Representatives of Deloitte & Touche LLP will be present at the meeting
and will have an opportunity to make a statement if they desire to do so. Such
representatives will be available to respond to appropriate questions.
THE BOARD OF DIRECTORS UNANIMOUSLY RECOMMENDS THAT SHAREHOLDERS VOTE
FOR RATIFICATION OF ITS APPOINTMENT OF DELOITTE & TOUCHE LLP.
9
INFORMATION CONCERNING THE DIRECTORS, EXECUTIVE OFFICERS,
AND PRINCIPAL SHAREHOLDERS
MEETINGS, COMMITTEES, AND COMPENSATION OF THE BOARD OF DIRECTORS
The Board of Directors of the Company had a total of five meetings
during 1997. During 1997, each of the directors attended 75% or more of the
total number of (i) meetings of the Board, and (ii) meetings of committees of
the Board on which such director served. The Company compensates each director
who is not an officer or employee of the Company in cash at an annual rate of
$4,000, plus $500 for each committee meeting which does not occur on the same
day as a Board meeting. All directors receive reimbursement of reasonable
out-of-pocket expenses incurred in connection with the Board or committee
meetings. In addition, pursuant to the Company's 1995 Stock Option Plan, each of
the independent directors was granted an option to purchase 3,000 shares of the
Company's Common Stock on January 1st of each year. The exercise price of such
options equals 100% of the fair market value of the shares on the date of grant.

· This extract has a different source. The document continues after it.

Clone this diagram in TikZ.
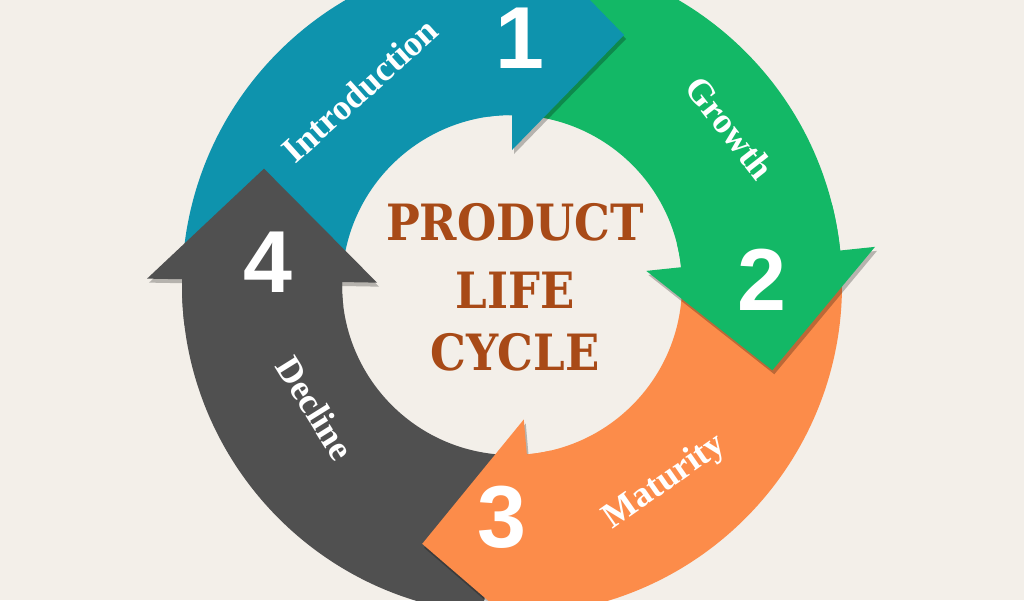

The options are not exercisable until a period of one year from the date of
grant and terminate on the sixth anniversary of the date of grant. Accordingly,
on January 1, 1997, nonqualified options to purchase 3,000 shares of Common
Stock were granted to each of Messrs. Brown, Kravetz, and Loveland at an
exercise price of $8.875 per share. These nonqualified options become
exercisable on January 1, 1998 and expire on January 1, 2003. Beginning in 1998,
pursuant to the Company's 1995 Stock Option Plan, each of the independent
directors will be granted an option to purchase 5,000 shares of Common Stock of
the Company on January 1st of each year.
The Company has a standing Audit Committee and Stock Option and
Compensation Committee. The members of the Audit Committee are Messrs. Brown
(Chairman), Loveland, and Kravetz. The Audit Committee met twice during 1997.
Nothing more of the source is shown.